--- Raw data ---

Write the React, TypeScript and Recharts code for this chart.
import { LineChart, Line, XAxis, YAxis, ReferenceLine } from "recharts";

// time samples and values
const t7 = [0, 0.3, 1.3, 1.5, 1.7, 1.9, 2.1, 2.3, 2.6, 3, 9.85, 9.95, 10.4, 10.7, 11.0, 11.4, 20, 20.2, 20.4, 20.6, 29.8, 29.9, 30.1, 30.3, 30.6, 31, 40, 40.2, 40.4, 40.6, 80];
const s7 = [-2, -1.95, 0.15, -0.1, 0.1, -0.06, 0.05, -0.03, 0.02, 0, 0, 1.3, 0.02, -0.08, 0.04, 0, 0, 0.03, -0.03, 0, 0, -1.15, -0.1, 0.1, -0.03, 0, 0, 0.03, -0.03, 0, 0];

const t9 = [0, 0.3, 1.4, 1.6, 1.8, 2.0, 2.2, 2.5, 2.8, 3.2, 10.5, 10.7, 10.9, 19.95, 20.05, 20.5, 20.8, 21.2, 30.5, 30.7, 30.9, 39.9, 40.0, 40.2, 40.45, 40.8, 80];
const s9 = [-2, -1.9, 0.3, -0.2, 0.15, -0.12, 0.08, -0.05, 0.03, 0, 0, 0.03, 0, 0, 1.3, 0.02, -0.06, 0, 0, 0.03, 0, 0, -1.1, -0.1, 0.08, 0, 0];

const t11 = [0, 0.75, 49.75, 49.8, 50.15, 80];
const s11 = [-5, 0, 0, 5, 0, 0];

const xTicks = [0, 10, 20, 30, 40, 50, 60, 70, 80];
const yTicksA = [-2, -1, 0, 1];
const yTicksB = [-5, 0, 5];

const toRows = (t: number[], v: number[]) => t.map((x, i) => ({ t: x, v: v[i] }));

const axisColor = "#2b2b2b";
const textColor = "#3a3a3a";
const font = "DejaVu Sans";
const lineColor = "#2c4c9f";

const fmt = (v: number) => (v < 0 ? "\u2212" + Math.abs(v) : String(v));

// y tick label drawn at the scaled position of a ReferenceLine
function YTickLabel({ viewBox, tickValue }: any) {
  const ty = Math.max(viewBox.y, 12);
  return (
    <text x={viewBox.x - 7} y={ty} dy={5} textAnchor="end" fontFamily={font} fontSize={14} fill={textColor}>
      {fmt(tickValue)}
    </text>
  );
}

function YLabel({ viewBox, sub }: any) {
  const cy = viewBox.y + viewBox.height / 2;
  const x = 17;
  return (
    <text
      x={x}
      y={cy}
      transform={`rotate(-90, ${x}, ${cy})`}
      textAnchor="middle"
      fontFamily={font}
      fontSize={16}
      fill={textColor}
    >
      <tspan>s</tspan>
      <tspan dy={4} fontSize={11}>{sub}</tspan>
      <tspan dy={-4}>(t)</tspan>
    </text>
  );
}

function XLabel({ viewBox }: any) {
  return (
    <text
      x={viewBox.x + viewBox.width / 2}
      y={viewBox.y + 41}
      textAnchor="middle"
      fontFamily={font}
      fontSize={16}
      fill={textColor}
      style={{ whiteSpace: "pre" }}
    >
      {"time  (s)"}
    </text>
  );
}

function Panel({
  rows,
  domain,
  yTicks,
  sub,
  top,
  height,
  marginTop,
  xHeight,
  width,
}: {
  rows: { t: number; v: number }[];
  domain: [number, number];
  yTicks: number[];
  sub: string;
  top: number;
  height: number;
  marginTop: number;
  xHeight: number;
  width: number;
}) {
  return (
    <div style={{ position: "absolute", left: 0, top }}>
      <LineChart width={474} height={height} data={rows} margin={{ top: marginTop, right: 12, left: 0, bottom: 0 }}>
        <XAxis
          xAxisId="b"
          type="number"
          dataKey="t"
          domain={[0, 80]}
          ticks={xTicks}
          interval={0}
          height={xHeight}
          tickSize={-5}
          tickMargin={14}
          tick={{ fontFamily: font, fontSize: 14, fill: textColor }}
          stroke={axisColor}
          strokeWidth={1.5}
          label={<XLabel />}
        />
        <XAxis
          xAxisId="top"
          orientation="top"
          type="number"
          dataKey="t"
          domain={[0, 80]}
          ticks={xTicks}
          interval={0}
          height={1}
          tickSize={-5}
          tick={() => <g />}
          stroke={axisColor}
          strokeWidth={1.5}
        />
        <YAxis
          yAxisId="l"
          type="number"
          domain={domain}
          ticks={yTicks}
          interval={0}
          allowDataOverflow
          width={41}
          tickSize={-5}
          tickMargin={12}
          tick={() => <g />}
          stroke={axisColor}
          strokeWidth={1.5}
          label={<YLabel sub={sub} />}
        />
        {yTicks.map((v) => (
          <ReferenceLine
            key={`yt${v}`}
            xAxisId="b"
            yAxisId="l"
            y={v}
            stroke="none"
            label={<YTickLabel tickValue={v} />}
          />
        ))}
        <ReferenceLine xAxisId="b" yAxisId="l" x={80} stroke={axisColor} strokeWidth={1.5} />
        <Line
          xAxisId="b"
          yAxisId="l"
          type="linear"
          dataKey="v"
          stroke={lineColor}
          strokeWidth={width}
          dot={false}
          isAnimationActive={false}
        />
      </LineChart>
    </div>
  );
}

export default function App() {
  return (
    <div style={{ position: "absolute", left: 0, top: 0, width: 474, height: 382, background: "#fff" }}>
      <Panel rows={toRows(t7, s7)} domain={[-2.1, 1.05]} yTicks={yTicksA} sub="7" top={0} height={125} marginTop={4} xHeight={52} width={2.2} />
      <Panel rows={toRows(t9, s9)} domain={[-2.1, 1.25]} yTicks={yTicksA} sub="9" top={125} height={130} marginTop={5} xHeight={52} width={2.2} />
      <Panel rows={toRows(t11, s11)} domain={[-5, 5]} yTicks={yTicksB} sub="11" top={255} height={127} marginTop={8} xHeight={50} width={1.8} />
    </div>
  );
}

---

Problem to solve:
Write out, exactly and with nothing else, the lines of the listing above from its first line through the line with "-0.03, 0, 0];".

Full solution:
Write the React, TypeScript and Recharts code for this chart.
import { LineChart, Line, XAxis, YAxis, ReferenceLine } from "recharts";

// time samples and values
const t7 = [0, 0.3, 1.3, 1.5, 1.7, 1.9, 2.1, 2.3, 2.6, 3, 9.85, 9.95, 10.4, 10.7, 11.0, 11.4, 20, 20.2, 20.4, 20.6, 29.8, 29.9, 30.1, 30.3, 30.6, 31, 40, 40.2, 40.4, 40.6, 80];
const s7 = [-2, -1.95, 0.15, -0.1, 0.1, -0.06, 0.05, -0.03, 0.02, 0, 0, 1.3, 0.02, -0.08, 0.04, 0, 0, 0.03, -0.03, 0, 0, -1.15, -0.1, 0.1, -0.03, 0, 0, 0.03, -0.03, 0, 0];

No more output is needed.